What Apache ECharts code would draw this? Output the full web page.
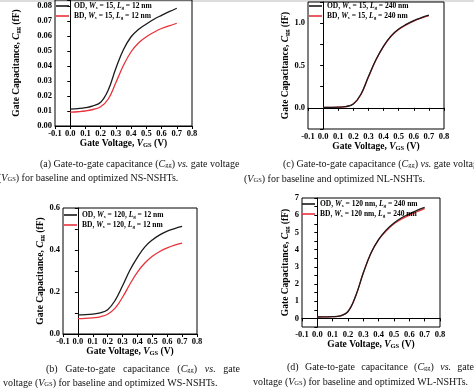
<!DOCTYPE html>
<html><head><meta charset="utf-8">
<script src="https://cdn.jsdelivr.net/npm/echarts@6/dist/echarts.min.js"></script>
<style>html,body{margin:0;padding:0;background:#fff}#c{width:474px;height:389px}</style>
</head><body><div id="c"></div>
<script>
// ---- data ----
const vgs = [0.0,0.05,0.1,0.15,0.2,0.25,0.3,0.35,0.4,0.45,0.5,0.55,0.6,0.65,0.7];
const xTicks = [-0.1,0.0,0.1,0.2,0.3,0.4,0.5,0.6,0.7,0.8];
// (a) NS-NSHTs
const nsOD = [0.0112,0.0116,0.0122,0.0134,0.0158,0.0240,0.0385,0.0510,0.0595,0.0645,0.0680,0.0712,0.0738,0.0762,0.0785];
const nsBD = [0.0092,0.0095,0.0100,0.0110,0.0128,0.0180,0.0290,0.0405,0.0495,0.0555,0.0595,0.0625,0.0650,0.0668,0.0685];
// (b) WS-NSHTs
const wsOD = [0.091,0.092,0.095,0.101,0.116,0.160,0.230,0.305,0.365,0.415,0.448,0.472,0.490,0.502,0.512];
const wsBD = [0.073,0.074,0.077,0.082,0.094,0.123,0.175,0.238,0.295,0.338,0.370,0.393,0.410,0.423,0.433];
// (c) NL-NSHTs
const nlOD = [0.005,0.006,0.008,0.015,0.045,0.160,0.370,0.570,0.730,0.850,0.930,0.985,1.030,1.065,1.095];
const nlBD = [0.005,0.006,0.008,0.015,0.044,0.155,0.365,0.565,0.725,0.845,0.925,0.980,1.025,1.060,1.090];
// (d) WL-NSHTs
const wlOD = [0.08,0.09,0.10,0.15,0.40,1.30,2.65,3.80,4.60,5.15,5.55,5.85,6.08,6.28,6.45];
const wlBD = [0.08,0.09,0.10,0.15,0.40,1.30,2.65,3.80,4.58,5.10,5.50,5.78,6.00,6.20,6.38];
const yTicksA = [0.00,0.01,0.02,0.03,0.04,0.05,0.06,0.07,0.08];
const yTicksB = [0.0,0.2,0.4,0.6];
const yTicksC = [0.0,0.5,1.0];
const yTicksD = [0,1,2,3,4,5,6,7];
const legendNames = {
  'OD, Ws = 15, Lg = 12 nm':'OD, {li|W}{ls|s} = 15, {li|L}{ls|g} = 12 nm',
  'BD, Ws = 15, Lg = 12 nm':'BD, {li|W}{ls|s} = 15, {li|L}{ls|g} = 12 nm',
  'OD, Ws = 120, Lg = 12 nm':'OD, {li|W}{ls|s} = 120, {li|L}{ls|g} = 12 nm',
  'BD, Ws = 120, Lg = 12 nm':'BD, {li|W}{ls|s} = 120, {li|L}{ls|g} = 12 nm',
  'OD, Ws = 15, Lg = 240 nm':'OD, {li|W}{ls|s} = 15, {li|L}{ls|g} = 240 nm',
  'BD, Ws = 15, Lg = 240 nm':'BD, {li|W}{ls|s} = 15, {li|L}{ls|g} = 240 nm',
  'OD, Ws = 120 nm, Lg = 240 nm':'OD, {li|W}{ls|s} = 120 nm, {li|L}{ls|g} = 240 nm',
  'BD, Ws = 120 nm, Lg = 240 nm':'BD, {li|W}{ls|s} = 120 nm, {li|L}{ls|g} = 240 nm'
};

// ---- layout / style ----
const FONT = '"Liberation Serif","Times New Roman",serif';
const BLACK = '#1a1a1a', RED = '#e8323a';
const grids = [
  {left:55, top:0, width:137, height:126},
  {left:63, top:208, width:134, height:126},
  {left:308, top:2, width:136, height:127},
  {left:302, top:198, width:138, height:129}
];
const axisRich = {
  i:{fontStyle:'italic',fontWeight:'bold',fontSize:9.5,fontFamily:FONT,color:'#000'},
  s:{fontWeight:'bold',fontSize:6.5,lineHeight:6,verticalAlign:'bottom',fontFamily:FONT,color:'#000'}
};
const yName = 'Gate Capacitance, {i|C}{s|gg} (fF)';
const xName = 'Gate Voltage, {i|V}{s|GS} (V)';
const yGaps = [33,15,16,11];
const yCfg = [
  {min:0,max:0.084,interval:0.01,ticks:yTicksA,dec:2},
  {min:0,max:0.6,interval:0.1,ticks:yTicksB,dec:1},
  {min:-0.25,max:1.25,interval:0.25,ticks:yTicksC,dec:1},
  {min:-0.5,max:7,interval:0.5,ticks:yTicksD,dec:0}
];
function near(list,v){return list.some(t=>Math.abs(t-v)<1e-6);}
const xAxes = grids.map((g,i)=>({
  type:'value',gridIndex:i,min:-0.1,max:0.8,interval:0.1,
  axisLine:{lineStyle:{color:'#000',width:1}},
  axisTick:{show:true,length:3,lineStyle:{color:'#000'}},
  splitLine:{show:false},
  axisLabel:{margin:3,fontSize:8.5,fontWeight:'bold',fontFamily:FONT,color:'#000',
    formatter:v=>near(xTicks,v)?v.toFixed(1):''},
  name:xName,nameLocation:'middle',nameGap:11,
  nameTextStyle:{fontSize:9.5,fontWeight:'bold',fontFamily:FONT,color:'#000',rich:axisRich}
}));
const yAxes = grids.map((g,i)=>({
  type:'value',gridIndex:i,min:yCfg[i].min,max:yCfg[i].max,interval:yCfg[i].interval,
  axisLine:{show:true,lineStyle:{color:'#000',width:1}},
  axisTick:{show:true,length:3,lineStyle:{color:'#000'}},
  splitLine:{show:false},
  axisLabel:{margin:3,fontSize:8.5,fontWeight:'bold',fontFamily:FONT,color:'#000',
    formatter:v=>near(yCfg[i].ticks,v)?v.toFixed(yCfg[i].dec):''},
  name:yName,nameLocation:'middle',nameGap:yGaps[i],
  nameTextStyle:{fontSize:9.5,fontWeight:'bold',fontFamily:FONT,color:'#000',rich:axisRich}
}));
function pairs(y){return vgs.map((x,k)=>[x,y[k]]);}
const sets = [
  ['OD, Ws = 15, Lg = 12 nm',nsOD,'BD, Ws = 15, Lg = 12 nm',nsBD],
  ['OD, Ws = 120, Lg = 12 nm',wsOD,'BD, Ws = 120, Lg = 12 nm',wsBD],
  ['OD, Ws = 15, Lg = 240 nm',nlOD,'BD, Ws = 15, Lg = 240 nm',nlBD],
  ['OD, Ws = 120 nm, Lg = 240 nm',wlOD,'BD, Ws = 120 nm, Lg = 240 nm',wlBD]
];
const series = [];
sets.forEach((s,i)=>{
  series.push({type:'line',name:s[0],xAxisIndex:i,yAxisIndex:i,data:pairs(s[1]),smooth:0.4,symbol:'none',lineStyle:{color:BLACK,width:1.3},itemStyle:{color:BLACK},z:3});
  series.push({type:'line',name:s[2],xAxisIndex:i,yAxisIndex:i,data:pairs(s[3]),smooth:0.4,symbol:'none',lineStyle:{color:RED,width:1.3},itemStyle:{color:RED},z:2});
});
const legRich = {
  li:{fontStyle:'italic',fontWeight:'bold',fontSize:7.5,fontFamily:FONT,color:'#000'},
  ls:{fontWeight:'bold',fontSize:5,lineHeight:5,verticalAlign:'bottom',fontFamily:FONT,color:'#000'}
};
const legPos = [[56,2],[64,211],[309,2],[302,200]];
const legends = sets.map((s,i)=>({
  data:[s[0],s[2]],orient:'vertical',left:legPos[i][0],top:legPos[i][1],
  itemWidth:13,itemHeight:1.6,itemGap:2,icon:'rect',padding:0,selectedMode:false,
  formatter:n=>legendNames[n],
  textStyle:{fontSize:7.5,fontWeight:'bold',fontFamily:FONT,color:'#000',rich:legRich}
}));

// ---- captions ----
const capRich = {
  i:{fontStyle:'italic',fontSize:10,fontFamily:FONT,color:'#111'},
  s:{fontSize:6.5,lineHeight:6,verticalAlign:'bottom',fontFamily:FONT,color:'#111'}
};
const cv = document.createElement('canvas').getContext('2d');
function segW(segs){let w=0;segs.forEach(([t,st])=>{cv.font=(st==='i'?'italic ':'')+(st==='s'?'6.5px ':'10px ')+FONT;w+=cv.measureText(t).width;});return w;}
function segStr(segs){return segs.map(([t,st])=>st==='n'?t:'{'+st+'|'+t+'}').join('');}
function textEl(x,y,str){return {type:'text',left:x,top:y,z:10,style:{text:str,fontSize:10,fontFamily:FONT,fill:'#111',rich:capRich}};}
function justify(words,x0,x1,y){
  const ws=words.map(segW);const total=ws.reduce((a,b)=>a+b,0);
  const gap=(x1-x0-total)/(words.length-1);let x=x0;const out=[];
  words.forEach((w,k)=>{out.push(textEl(x,y,segStr(w)));x+=ws[k]+gap;});return out;
}
const graphics = [
  {type:'rect',shape:{x:0,y:0,width:474,height:2},style:{fill:'#dcdcdc'},z:-1},
  textEl(40,159,'(a) Gate-to-gate capacitance ({i|C}{s|gg}) {i|vs.} gate voltage'),
  textEl(-2,173,'({i|V}{s|GS}) for baseline and optimized NS-NSHTs.'),
  textEl(283,159,'(c) Gate-to-gate capacitance ({i|C}{s|gg}) {i|vs.} gate voltage'),
  textEl(244,174,'({i|V}{s|GS}) for baseline and optimized NL-NSHTs.'),
  ...justify([[['(b)','n']],[['Gate-to-gate','n']],[['capacitance','n']],[['(','n'],['C','i'],['gg','s'],[')','n']],[['vs.','i']],[['gate','n']]],46,240,364),
  textEl(3,378,'voltage ({i|V}{s|GS}) for baseline and optimized WS-NSHTs.'),
  ...justify([[['(d)','n']],[['Gate-to-gate','n']],[['capacitance','n']],[['(','n'],['C','i'],['gg','s'],[')','n']],[['vs.','i']],[['gate','n']]],287,474,362),
  textEl(253,377,'voltage ({i|V}{s|GS}) for baseline and optimized WL-NSHTs.')
];

const chart = echarts.init(document.getElementById('c'),null,{renderer:'canvas'});
chart.setOption({
  animation:false,backgroundColor:'#fff',
  grid:grids.map(g=>Object.assign({show:true,borderColor:'#000',borderWidth:1,backgroundColor:'transparent'},g)),
  xAxis:xAxes,yAxis:yAxes,legend:legends,series:series,graphic:graphics
});
</script></body></html>
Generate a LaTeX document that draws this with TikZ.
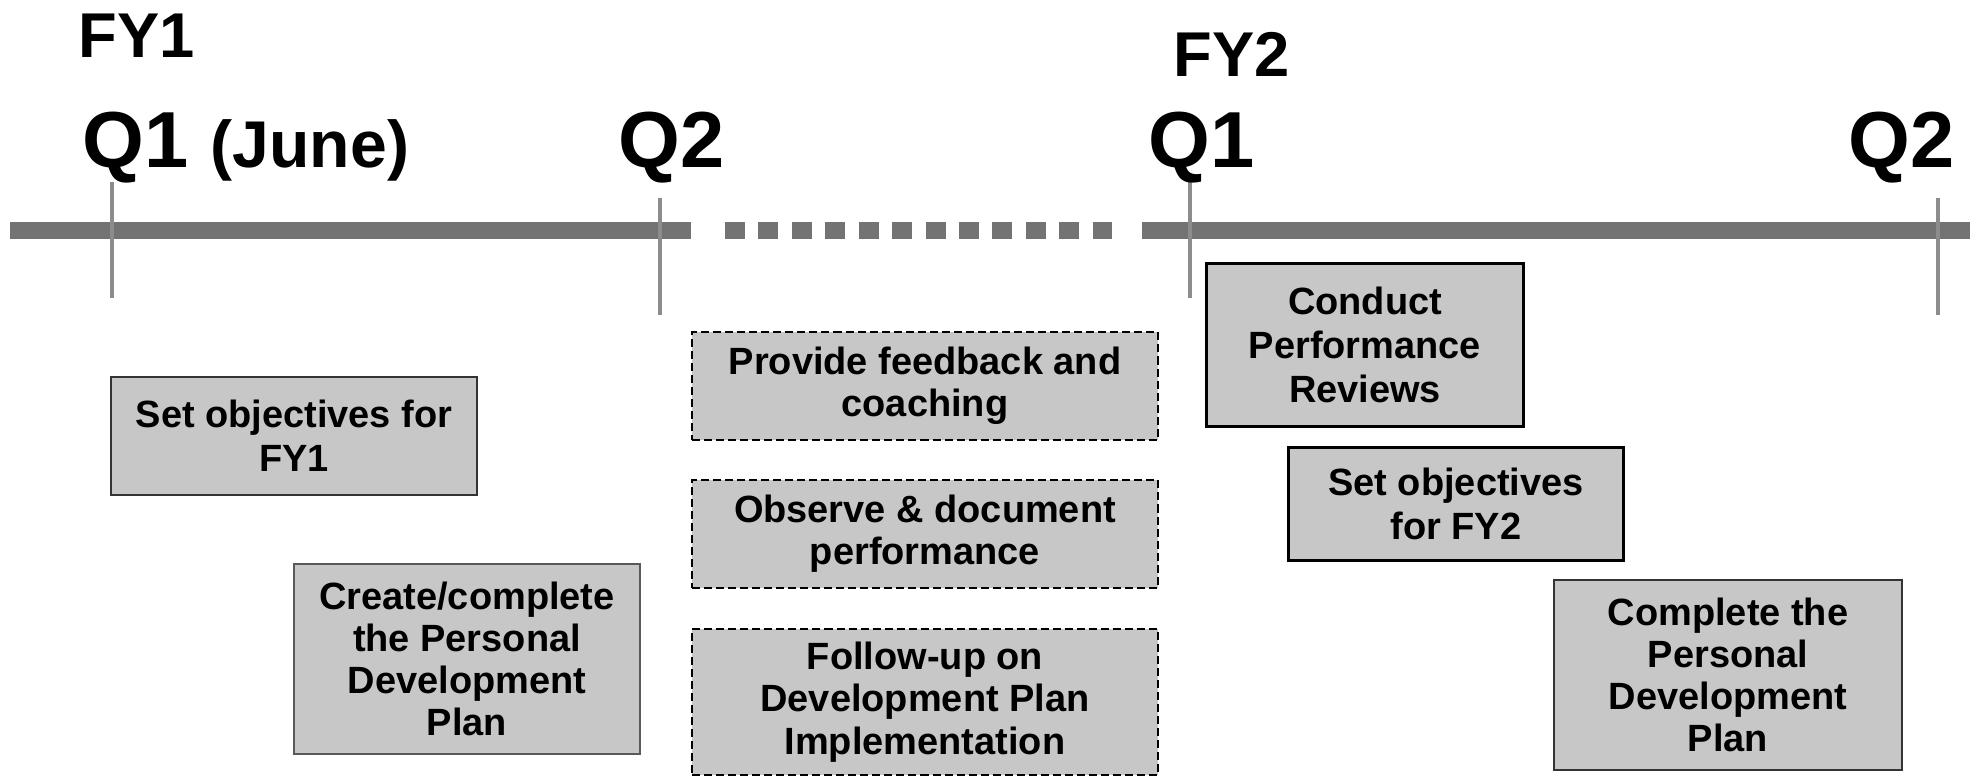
\documentclass[tikz,border=0pt]{standalone}
\usepackage{fontspec}
\setmainfont{Liberation Sans}
\begin{document}
\begin{tikzpicture}[x=0.01cm, y=-0.01cm,
  task/.style={draw=black!80, line width=0.025cm, fill=black!22, rectangle, align=center, inner sep=0pt, font=\fontsize{10.8}{12}\selectfont\bfseries},
  widetask/.style={task, font=\fontsize{10.8}{12.6}\selectfont\bfseries},
  ongoing/.style={task, draw=black, line width=0.02cm, dash pattern=on 0.08cm off 0.04cm},
  quarter/.style={anchor=base west, inner sep=0pt, font=\fontsize{22.6}{24}\selectfont\bfseries},
  year/.style={anchor=base west, inner sep=0pt, font=\fontsize{18}{20}\selectfont\bfseries},
  axis/.style={draw=black!55, line width=0.17cm},
  tick/.style={draw=black!45, line width=0.045cm}]
\useasboundingbox (0,0) rectangle (1978,777);
% timeline
\coordinate (a0) at (10,231);
\coordinate (a1) at (691,231);
\coordinate (d0) at (725,231);
\coordinate (d1) at (1112,231);
\coordinate (a2) at (1142,231);
\coordinate (a3) at (1970,231);
\draw[axis] (a0) -- (a1);
\draw[axis, dash pattern=on 0.2cm off 0.134cm] (d0) -- (d1);
\draw[axis] (a2) -- (a3);
% quarter ticks
\coordinate (t1a) at (112,182); \coordinate (t1b) at (112,298);
\coordinate (t2a) at (660,198); \coordinate (t2b) at (660,315);
\coordinate (t3a) at (1190,182); \coordinate (t3b) at (1190,298);
\coordinate (t4a) at (1938,198); \coordinate (t4b) at (1938,315);
\draw[tick] (t1a) -- (t1b);
\draw[tick] (t2a) -- (t2b);
\draw[tick] (t3a) -- (t3b);
\draw[tick] (t4a) -- (t4b);
% labels
\node[year] (fy1) at (78,58) {FY1};
\node[year] (fy2) at (1173,77) {FY2};
\node[quarter] (q1a) at (82,168) {Q1 {\fontsize{18.8}{20}\selectfont(June)}};
\node[quarter] (q2a) at (618,168) {Q2};
\node[quarter] (q1b) at (1148,168) {Q1};
\node[quarter] (q2b) at (1848,168) {Q2};
% FY1 tasks
\node[widetask, minimum width=3.66cm, minimum height=1.18cm] (obj1) at (294,436) {Set objectives for\\FY1};
\node[task, draw=black!65, line width=0.02cm, minimum width=3.46cm, minimum height=1.9cm] (pdp1) at (467,659) {Create/complete\\the Personal\\Development\\Plan};
% ongoing tasks
\node[ongoing, minimum width=4.65cm, minimum height=1.07cm] (coach) at (925,386) {Provide feedback and\\coaching};
\node[ongoing, minimum width=4.65cm, minimum height=1.07cm] (observe) at (925,534) {Observe \& document\\performance};
\node[ongoing, minimum width=4.65cm, minimum height=1.46cm] (follow) at (925,702) {Follow-up on\\Development Plan\\Implementation};
% FY2 tasks
\node[widetask, draw=black, line width=0.03cm, minimum width=3.16cm, minimum height=1.62cm] (review) at (1365,345) {Conduct\\Performance\\Reviews};
\node[widetask, draw=black, minimum width=3.35cm, minimum height=1.13cm] (obj2) at (1456,504) {Set objectives\\for FY2};
\node[task, minimum width=3.48cm, minimum height=1.9cm] (pdp2) at (1728,675) {Complete the\\Personal\\Development\\Plan};
\end{tikzpicture}
\end{document}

_What the task requires_. Write the number of lines containing the word "this" and nothing besides it.

_Result_. 2